MATERIAL:

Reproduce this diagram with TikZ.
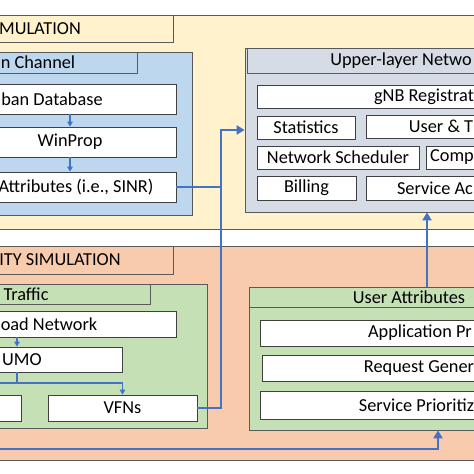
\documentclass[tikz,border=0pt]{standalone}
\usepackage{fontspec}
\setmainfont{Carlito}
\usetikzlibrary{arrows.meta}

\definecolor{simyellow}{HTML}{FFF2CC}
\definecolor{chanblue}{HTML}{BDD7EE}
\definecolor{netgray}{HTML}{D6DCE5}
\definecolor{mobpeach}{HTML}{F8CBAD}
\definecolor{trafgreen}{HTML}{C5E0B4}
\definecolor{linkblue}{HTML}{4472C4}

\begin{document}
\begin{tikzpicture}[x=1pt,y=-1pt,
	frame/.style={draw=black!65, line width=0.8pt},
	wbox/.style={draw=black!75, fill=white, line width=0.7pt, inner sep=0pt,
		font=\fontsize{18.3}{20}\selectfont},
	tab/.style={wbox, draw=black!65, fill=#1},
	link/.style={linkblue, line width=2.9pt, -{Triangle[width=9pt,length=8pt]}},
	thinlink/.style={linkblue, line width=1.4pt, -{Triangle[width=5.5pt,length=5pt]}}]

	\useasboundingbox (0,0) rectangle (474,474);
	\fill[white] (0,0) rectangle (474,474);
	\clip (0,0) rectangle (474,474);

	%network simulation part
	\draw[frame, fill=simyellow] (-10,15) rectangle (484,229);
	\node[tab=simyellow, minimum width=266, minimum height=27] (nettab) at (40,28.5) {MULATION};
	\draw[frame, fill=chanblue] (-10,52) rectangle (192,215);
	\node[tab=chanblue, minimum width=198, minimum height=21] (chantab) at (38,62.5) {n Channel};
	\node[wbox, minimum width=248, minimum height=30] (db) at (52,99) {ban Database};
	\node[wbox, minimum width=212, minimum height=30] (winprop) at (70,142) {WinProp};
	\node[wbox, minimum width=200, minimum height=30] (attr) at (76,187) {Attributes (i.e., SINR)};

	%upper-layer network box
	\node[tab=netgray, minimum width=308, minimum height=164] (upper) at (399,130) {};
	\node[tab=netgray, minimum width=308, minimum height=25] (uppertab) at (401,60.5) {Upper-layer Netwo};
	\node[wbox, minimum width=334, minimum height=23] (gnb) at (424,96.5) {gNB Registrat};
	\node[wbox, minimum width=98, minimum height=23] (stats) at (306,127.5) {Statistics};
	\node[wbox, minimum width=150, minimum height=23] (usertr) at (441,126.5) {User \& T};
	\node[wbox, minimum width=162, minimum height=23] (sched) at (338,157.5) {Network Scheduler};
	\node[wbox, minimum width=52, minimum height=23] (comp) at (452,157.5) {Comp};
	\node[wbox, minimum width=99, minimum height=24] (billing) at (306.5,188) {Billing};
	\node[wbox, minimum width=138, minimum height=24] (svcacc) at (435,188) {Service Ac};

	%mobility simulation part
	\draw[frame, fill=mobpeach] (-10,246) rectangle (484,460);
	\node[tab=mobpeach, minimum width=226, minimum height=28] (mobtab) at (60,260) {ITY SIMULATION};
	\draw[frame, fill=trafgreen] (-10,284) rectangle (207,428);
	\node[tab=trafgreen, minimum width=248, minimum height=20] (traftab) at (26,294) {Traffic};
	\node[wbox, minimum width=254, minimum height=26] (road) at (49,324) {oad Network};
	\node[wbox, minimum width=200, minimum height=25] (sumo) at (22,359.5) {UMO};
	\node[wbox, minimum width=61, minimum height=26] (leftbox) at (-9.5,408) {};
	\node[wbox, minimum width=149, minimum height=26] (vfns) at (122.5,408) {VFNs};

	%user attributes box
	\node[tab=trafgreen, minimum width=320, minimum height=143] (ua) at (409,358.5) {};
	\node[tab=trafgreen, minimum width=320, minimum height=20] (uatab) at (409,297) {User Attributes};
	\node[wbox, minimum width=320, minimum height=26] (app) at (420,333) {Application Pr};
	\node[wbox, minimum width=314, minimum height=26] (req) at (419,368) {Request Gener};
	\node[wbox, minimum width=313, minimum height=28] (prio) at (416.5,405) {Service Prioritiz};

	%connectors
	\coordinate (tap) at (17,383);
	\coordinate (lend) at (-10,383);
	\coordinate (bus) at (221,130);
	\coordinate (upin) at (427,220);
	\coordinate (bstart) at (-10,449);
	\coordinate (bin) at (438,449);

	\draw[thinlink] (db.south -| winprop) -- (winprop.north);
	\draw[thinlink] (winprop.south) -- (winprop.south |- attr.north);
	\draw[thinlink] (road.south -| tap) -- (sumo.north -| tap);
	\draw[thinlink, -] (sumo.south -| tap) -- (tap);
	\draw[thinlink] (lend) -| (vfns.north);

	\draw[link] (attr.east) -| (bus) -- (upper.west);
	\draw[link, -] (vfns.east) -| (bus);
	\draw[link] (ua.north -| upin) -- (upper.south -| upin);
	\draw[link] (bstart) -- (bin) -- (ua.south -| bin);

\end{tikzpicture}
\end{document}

WHAT TO PRODUCE: From the data above, write out everything exactly except the pictures.

RESULT BELOW:
Reproduce this diagram with TikZ.
\documentclass[tikz,border=0pt]{standalone}
\usepackage{fontspec}
\setmainfont{Carlito}
\usetikzlibrary{arrows.meta}

\definecolor{simyellow}{HTML}{FFF2CC}
\definecolor{chanblue}{HTML}{BDD7EE}
\definecolor{netgray}{HTML}{D6DCE5}
\definecolor{mobpeach}{HTML}{F8CBAD}
\definecolor{trafgreen}{HTML}{C5E0B4}
\definecolor{linkblue}{HTML}{4472C4}

\begin{document}
\begin{tikzpicture}[x=1pt,y=-1pt,
	frame/.style={draw=black!65, line width=0.8pt},
	wbox/.style={draw=black!75, fill=white, line width=0.7pt, inner sep=0pt,
		font=\fontsize{18.3}{20}\selectfont},
	tab/.style={wbox, draw=black!65, fill=#1},
	link/.style={linkblue, line width=2.9pt, -{Triangle[width=9pt,length=8pt]}},
	thinlink/.style={linkblue, line width=1.4pt, -{Triangle[width=5.5pt,length=5pt]}}]

	\useasboundingbox (0,0) rectangle (474,474);
	\fill[white] (0,0) rectangle (474,474);
	\clip (0,0) rectangle (474,474);

	%network simulation part
	\draw[frame, fill=simyellow] (-10,15) rectangle (484,229);
	\node[tab=simyellow, minimum width=266, minimum height=27] (nettab) at (40,28.5) {MULATION};
	\draw[frame, fill=chanblue] (-10,52) rectangle (192,215);
	\node[tab=chanblue, minimum width=198, minimum height=21] (chantab) at (38,62.5) {n Channel};
	\node[wbox, minimum width=248, minimum height=30] (db) at (52,99) {ban Database};
	\node[wbox, minimum width=212, minimum height=30] (winprop) at (70,142) {WinProp};
	\node[wbox, minimum width=200, minimum height=30] (attr) at (76,187) {Attributes (i.e., SINR)};

	%upper-layer network box
	\node[tab=netgray, minimum width=308, minimum height=164] (upper) at (399,130) {};
	\node[tab=netgray, minimum width=308, minimum height=25] (uppertab) at (401,60.5) {Upper-layer Netwo};
	\node[wbox, minimum width=334, minimum height=23] (gnb) at (424,96.5) {gNB Registrat};
	\node[wbox, minimum width=98, minimum height=23] (stats) at (306,127.5) {Statistics};
	\node[wbox, minimum width=150, minimum height=23] (usertr) at (441,126.5) {User \& T};
	\node[wbox, minimum width=162, minimum height=23] (sched) at (338,157.5) {Network Scheduler};
	\node[wbox, minimum width=52, minimum height=23] (comp) at (452,157.5) {Comp};
	\node[wbox, minimum width=99, minimum height=24] (billing) at (306.5,188) {Billing};
	\node[wbox, minimum width=138, minimum height=24] (svcacc) at (435,188) {Service Ac};

	%mobility simulation part
	\draw[frame, fill=mobpeach] (-10,246) rectangle (484,460);
	\node[tab=mobpeach, minimum width=226, minimum height=28] (mobtab) at (60,260) {ITY SIMULATION};
	\draw[frame, fill=trafgreen] (-10,284) rectangle (207,428);
	\node[tab=trafgreen, minimum width=248, minimum height=20] (traftab) at (26,294) {Traffic};
	\node[wbox, minimum width=254, minimum height=26] (road) at (49,324) {oad Network};
	\node[wbox, minimum width=200, minimum height=25] (sumo) at (22,359.5) {UMO};
	\node[wbox, minimum width=61, minimum height=26] (leftbox) at (-9.5,408) {};
	\node[wbox, minimum width=149, minimum height=26] (vfns) at (122.5,408) {VFNs};

	%user attributes box
	\node[tab=trafgreen, minimum width=320, minimum height=143] (ua) at (409,358.5) {};
	\node[tab=trafgreen, minimum width=320, minimum height=20] (uatab) at (409,297) {User Attributes};
	\node[wbox, minimum width=320, minimum height=26] (app) at (420,333) {Application Pr};
	\node[wbox, minimum width=314, minimum height=26] (req) at (419,368) {Request Gener};
	\node[wbox, minimum width=313, minimum height=28] (prio) at (416.5,405) {Service Prioritiz};

	%connectors
	\coordinate (tap) at (17,383);
	\coordinate (lend) at (-10,383);
	\coordinate (bus) at (221,130);
	\coordinate (upin) at (427,220);
	\coordinate (bstart) at (-10,449);
	\coordinate (bin) at (438,449);

	\draw[thinlink] (db.south -| winprop) -- (winprop.north);
	\draw[thinlink] (winprop.south) -- (winprop.south |- attr.north);
	\draw[thinlink] (road.south -| tap) -- (sumo.north -| tap);
	\draw[thinlink, -] (sumo.south -| tap) -- (tap);
	\draw[thinlink] (lend) -| (vfns.north);

	\draw[link] (attr.east) -| (bus) -- (upper.west);
	\draw[link, -] (vfns.east) -| (bus);
	\draw[link] (ua.north -| upin) -- (upper.south -| upin);
	\draw[link] (bstart) -- (bin) -- (ua.south -| bin);

\end{tikzpicture}
\end{document}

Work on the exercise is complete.